From time to time I'm asked to teach seminars. This week I was approached by a local college to teach a seminar on tax-efficient income. There's no money in it for me -- but they said that they'd allow me to attend, at no cost, any other seminars they offered.

After looking at the list of other seminars, my wife, Carolyn, is now adamant that I take them up on the offer.

Here are the seminars Carolyn wants me to attend: Topic 1 -- Fundamental differences between the laundry hamper and the floor. Pictures and explanatory graphics. Topic 2 -- Toilet paper rolls: Do they grow on the holders? Roundtable discussion. Topic 3 -- Is it genetically impossible to sit quietly as she parallel parks? Driving simulation. Topic 4 -- Real men ask for directions when lost. Live testimonials. And Topic 5 -- How to fight cerebral atrophy: Remembering birthdays, anniversaries, and calling when you're going to be late. Cerebral shock therapy sessions.

Gee, my seminar topic looks a little bland in comparison to these. At any rate, let me share with you the highlights I'm thinking about teaching.
High yields

Interest rates have been low for some time now, which has meant lower income for many investors. Rates have been so low, in fact, that many Canadians have been scrambling to find any alternative investment that provides a greater cash yield than low-rate guaranteed investment certificates and similar interest-bearing investments. In response to this, a number of mutual fund companies have developed funds that boast periodic (often monthly) cash distributions as high as 9 per cent or more annually.

Does this mean that these funds are earning returns of 9 per cent annually? Not necessarily. It just means that the cash distribution paid out to you, the investor, is that high. There's a difference between cash flow, and income. Income is the amount earned on your invested capital. Cash flow, by contrast, is the amount of cash you receive from an investment. The difference is that cash flow can be made up of income earned on the investment, and/or a return of your original capital.

Is a return of your capital a bad thing? Not necessarily.
ROC benefits

A fund that offers a return of capital (ROC) to you annually will be making distributions that are tax-smart. You see, you're not taxed on an ROC.

For example, a gentleman I know invested in a fund that distributed $1,000 to him last year, but he paid tax on just $200 of that amount. The other $800 was considered to be a tax-free ROC. You should be aware that any ROC will reduce your adjusted cost base (ACB) of the investment. This will result in a greater capital gain (or smaller capital loss) when you ultimately dispose of the investment.

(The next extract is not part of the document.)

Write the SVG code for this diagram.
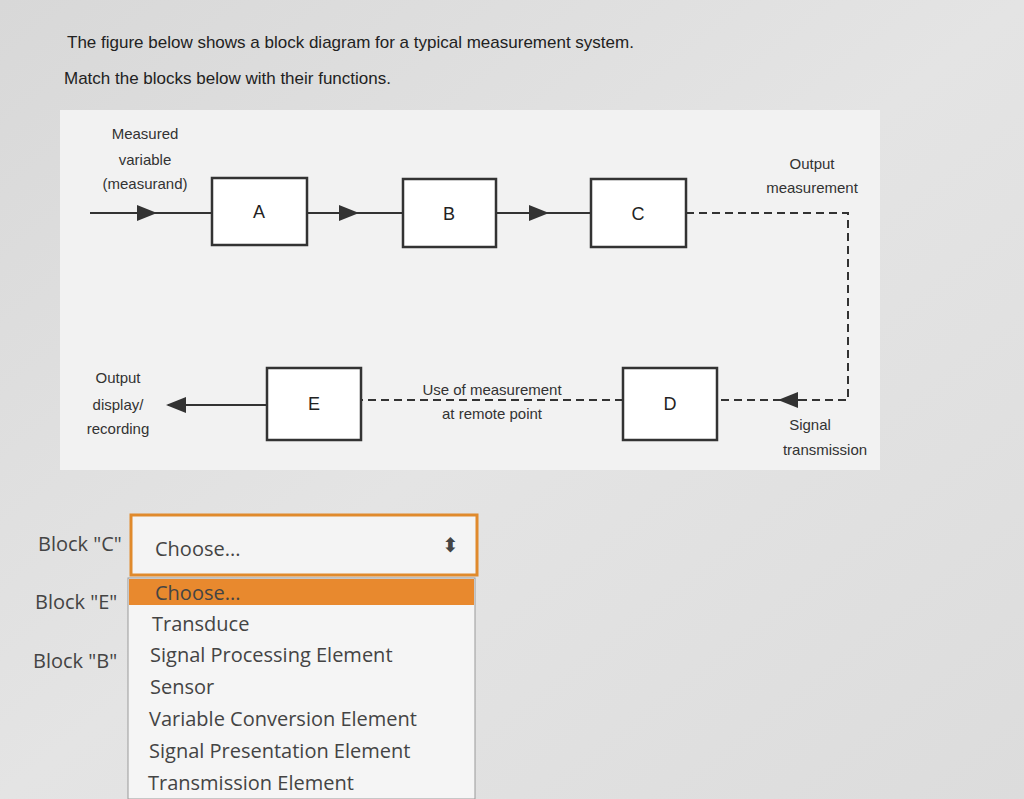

Since you have to reduce your ACB by any ROC, it is possible that you could end up with a negative ACB in some cases. A negative ACB will be treated as a capital gain in the year it arises.
ROC risks

Any fund that offers a high yield may be returning capital to you. And while you may appreciate the tax-efficiency of this, your unit value could drop over time. For example, if a fund earns 8 per cent annually but is paying out distributions of 9 per cent annually, the unit value of the fund is going to drop over time as capital is returned to you. Further, a fund that is forced to liquidate investments annually to meet the high payout it promises could be triggering capital gains inside the fund, to be taxed in your hands.

The bottom line? You've got to wonder whether a fund that offers a high payout annually can keep it up without causing the unit value to drop and triggering capital gains to be taxed in your hands.

I suspect that many funds will have to reduce their current distributions to maintain their unit values in the future. If a fund offers a high distribution that may seem to good to be true, it's quite possible that it will prove to be just that over time.

Finally, beware of borrowing to invest in a fund that returns capital to you where you plan to spend, but not reinvest, those distributions. The Canada Customs and Revenue Agency confirmed in a technical interpretation dated July 16, 2002 (document 2002-0142475), that when you invest borrowed money and that investment subsequently makes a distribution that is fully or partly a return of your capital, you'll lose a portion of the deductibility on any remaining interest costs if you don't reinvest that distribution.